**Dataset:**
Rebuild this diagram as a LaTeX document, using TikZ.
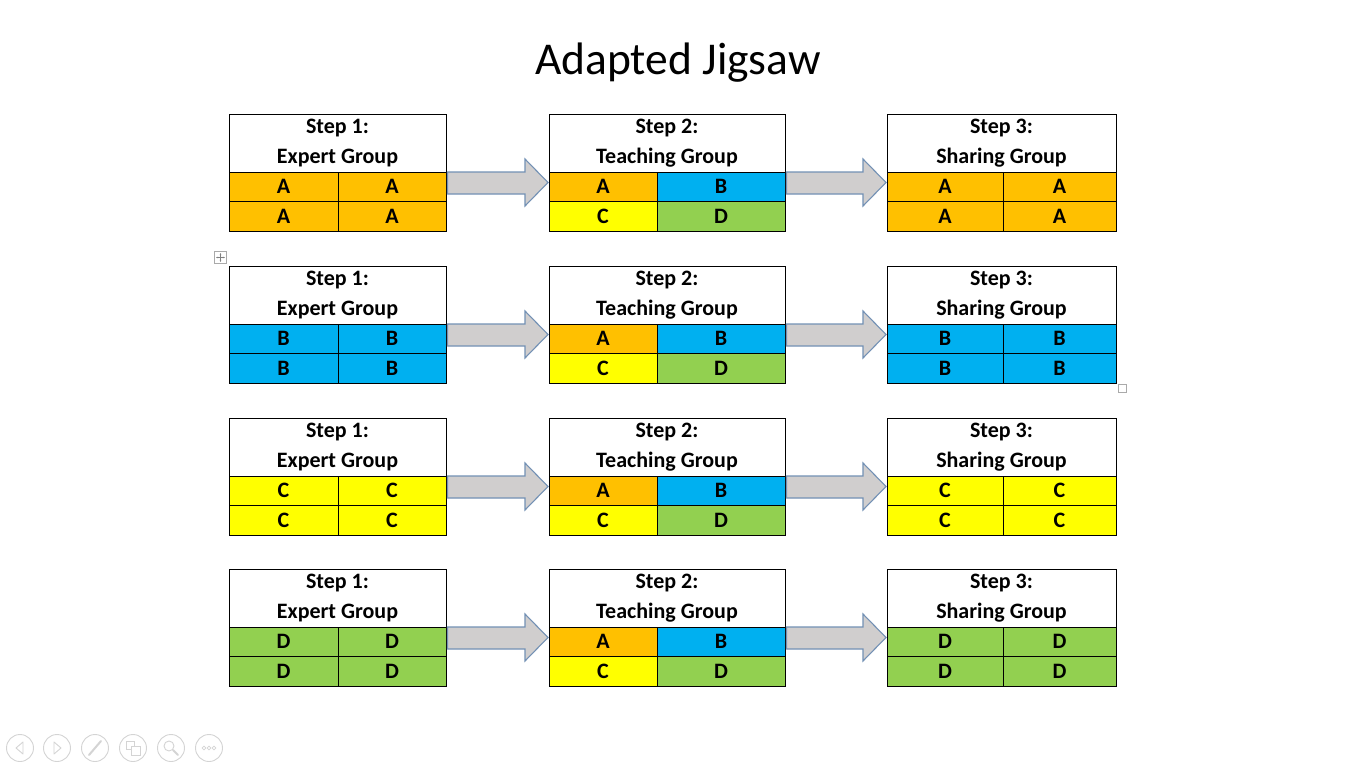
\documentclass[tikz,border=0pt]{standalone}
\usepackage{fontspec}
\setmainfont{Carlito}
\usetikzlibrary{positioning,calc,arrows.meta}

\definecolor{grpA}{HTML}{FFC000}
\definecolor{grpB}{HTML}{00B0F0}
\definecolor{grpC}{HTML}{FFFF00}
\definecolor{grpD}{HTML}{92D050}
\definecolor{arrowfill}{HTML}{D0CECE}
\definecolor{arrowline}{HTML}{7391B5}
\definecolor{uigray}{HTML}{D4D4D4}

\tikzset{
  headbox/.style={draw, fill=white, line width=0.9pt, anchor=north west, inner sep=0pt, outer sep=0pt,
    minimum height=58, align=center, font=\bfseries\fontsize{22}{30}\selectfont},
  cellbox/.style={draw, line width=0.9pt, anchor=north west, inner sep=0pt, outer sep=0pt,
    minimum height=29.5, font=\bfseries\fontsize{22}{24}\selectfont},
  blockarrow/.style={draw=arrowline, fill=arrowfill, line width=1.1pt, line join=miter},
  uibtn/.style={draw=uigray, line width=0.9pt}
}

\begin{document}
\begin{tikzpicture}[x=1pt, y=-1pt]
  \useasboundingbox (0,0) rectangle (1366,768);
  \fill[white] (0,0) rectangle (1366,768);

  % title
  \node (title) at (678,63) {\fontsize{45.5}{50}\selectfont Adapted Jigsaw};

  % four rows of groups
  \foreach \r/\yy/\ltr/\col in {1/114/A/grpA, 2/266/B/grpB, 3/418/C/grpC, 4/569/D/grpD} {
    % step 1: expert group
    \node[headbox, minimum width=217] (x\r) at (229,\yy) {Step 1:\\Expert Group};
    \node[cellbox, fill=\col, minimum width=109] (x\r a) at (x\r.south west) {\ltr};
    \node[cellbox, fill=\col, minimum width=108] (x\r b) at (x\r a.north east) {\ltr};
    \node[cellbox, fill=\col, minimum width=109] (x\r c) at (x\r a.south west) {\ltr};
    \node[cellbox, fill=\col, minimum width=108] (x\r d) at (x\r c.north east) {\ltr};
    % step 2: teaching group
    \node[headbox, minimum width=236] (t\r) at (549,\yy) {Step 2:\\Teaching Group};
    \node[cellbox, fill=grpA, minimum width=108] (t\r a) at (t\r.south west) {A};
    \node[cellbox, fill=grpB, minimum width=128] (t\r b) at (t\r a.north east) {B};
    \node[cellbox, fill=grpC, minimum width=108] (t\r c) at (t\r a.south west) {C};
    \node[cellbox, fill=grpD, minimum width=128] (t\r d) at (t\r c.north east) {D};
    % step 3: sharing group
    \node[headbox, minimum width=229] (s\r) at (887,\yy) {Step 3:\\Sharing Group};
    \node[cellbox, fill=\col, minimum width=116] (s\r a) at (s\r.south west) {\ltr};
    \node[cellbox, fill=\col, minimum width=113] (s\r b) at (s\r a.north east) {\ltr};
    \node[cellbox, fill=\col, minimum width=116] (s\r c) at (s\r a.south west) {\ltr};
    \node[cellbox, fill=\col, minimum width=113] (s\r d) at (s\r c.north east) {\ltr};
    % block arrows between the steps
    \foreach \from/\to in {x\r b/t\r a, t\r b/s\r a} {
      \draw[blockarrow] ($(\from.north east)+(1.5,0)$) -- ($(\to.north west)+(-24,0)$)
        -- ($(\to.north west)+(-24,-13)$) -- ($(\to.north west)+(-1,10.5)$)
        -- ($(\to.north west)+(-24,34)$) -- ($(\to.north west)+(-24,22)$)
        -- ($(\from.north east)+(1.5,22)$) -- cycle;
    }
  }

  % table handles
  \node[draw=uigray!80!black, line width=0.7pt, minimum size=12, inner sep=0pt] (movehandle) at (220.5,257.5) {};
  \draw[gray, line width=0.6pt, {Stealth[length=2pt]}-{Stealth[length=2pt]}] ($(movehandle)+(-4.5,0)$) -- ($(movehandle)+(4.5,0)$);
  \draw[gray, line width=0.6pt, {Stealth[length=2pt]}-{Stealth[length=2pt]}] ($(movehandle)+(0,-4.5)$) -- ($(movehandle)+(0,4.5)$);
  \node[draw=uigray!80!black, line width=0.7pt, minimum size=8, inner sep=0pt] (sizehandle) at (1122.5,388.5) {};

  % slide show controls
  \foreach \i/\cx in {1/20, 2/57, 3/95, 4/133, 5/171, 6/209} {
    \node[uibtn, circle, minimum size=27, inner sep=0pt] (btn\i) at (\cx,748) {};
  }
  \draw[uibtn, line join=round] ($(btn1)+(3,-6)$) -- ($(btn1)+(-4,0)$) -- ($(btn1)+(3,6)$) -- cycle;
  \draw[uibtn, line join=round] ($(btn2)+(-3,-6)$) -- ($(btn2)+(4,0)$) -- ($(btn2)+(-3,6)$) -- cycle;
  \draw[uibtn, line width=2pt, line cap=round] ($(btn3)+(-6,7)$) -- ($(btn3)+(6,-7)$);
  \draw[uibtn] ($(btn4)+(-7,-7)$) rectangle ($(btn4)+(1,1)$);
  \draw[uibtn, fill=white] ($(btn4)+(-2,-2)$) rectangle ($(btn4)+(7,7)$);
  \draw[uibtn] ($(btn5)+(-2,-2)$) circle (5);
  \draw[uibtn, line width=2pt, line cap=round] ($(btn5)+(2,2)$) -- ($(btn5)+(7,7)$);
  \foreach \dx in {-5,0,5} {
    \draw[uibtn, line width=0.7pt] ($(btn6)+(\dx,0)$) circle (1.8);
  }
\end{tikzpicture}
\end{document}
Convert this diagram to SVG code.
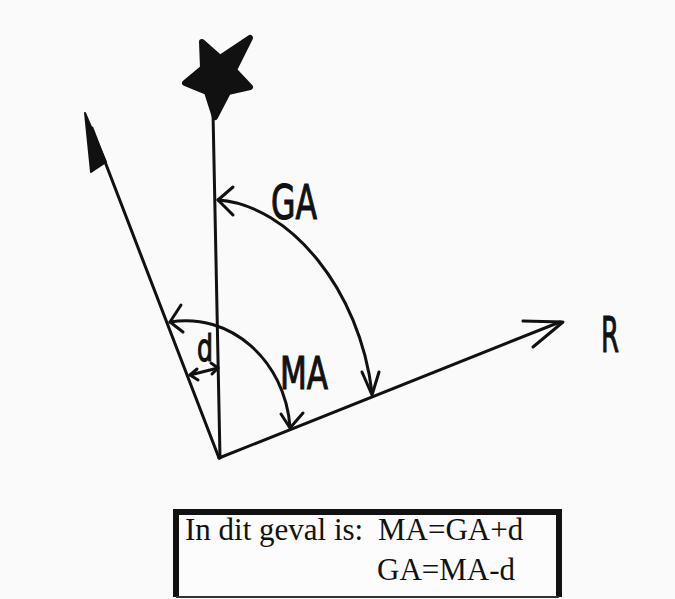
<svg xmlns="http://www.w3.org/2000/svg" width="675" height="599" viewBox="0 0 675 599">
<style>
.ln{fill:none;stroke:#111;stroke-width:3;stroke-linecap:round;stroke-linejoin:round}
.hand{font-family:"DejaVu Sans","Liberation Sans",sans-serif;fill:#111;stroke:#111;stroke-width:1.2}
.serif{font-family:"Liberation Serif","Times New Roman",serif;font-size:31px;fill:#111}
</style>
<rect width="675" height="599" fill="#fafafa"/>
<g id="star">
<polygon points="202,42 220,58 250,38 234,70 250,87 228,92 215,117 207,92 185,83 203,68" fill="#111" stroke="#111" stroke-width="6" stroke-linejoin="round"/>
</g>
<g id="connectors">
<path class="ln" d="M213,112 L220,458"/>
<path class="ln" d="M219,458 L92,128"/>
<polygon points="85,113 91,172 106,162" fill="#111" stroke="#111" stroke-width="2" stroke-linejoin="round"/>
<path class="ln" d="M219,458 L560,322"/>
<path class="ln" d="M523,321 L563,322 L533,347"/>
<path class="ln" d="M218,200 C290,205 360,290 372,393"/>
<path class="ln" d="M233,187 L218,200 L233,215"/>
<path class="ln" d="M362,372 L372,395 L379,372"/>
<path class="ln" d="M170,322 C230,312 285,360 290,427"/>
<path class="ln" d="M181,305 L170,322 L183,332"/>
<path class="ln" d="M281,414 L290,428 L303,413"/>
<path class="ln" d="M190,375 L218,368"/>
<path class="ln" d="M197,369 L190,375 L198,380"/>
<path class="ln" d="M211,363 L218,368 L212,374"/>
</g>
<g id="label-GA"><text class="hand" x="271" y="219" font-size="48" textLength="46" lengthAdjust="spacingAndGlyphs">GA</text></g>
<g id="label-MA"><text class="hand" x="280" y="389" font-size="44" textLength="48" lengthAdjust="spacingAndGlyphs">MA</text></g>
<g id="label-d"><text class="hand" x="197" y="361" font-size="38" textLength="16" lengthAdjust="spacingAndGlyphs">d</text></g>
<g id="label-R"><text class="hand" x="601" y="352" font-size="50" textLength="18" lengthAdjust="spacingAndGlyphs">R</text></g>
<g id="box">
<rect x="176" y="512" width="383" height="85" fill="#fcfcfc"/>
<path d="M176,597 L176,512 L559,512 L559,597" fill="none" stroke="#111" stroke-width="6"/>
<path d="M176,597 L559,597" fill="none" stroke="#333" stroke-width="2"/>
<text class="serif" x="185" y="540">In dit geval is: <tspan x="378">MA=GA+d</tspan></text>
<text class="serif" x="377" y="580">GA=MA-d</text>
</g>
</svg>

**What is required:** Where a line contains the string "diagram", extract that line.

**Task answer:**
Rebuild this diagram as a LaTeX document, using TikZ.
Convert this diagram to SVG code.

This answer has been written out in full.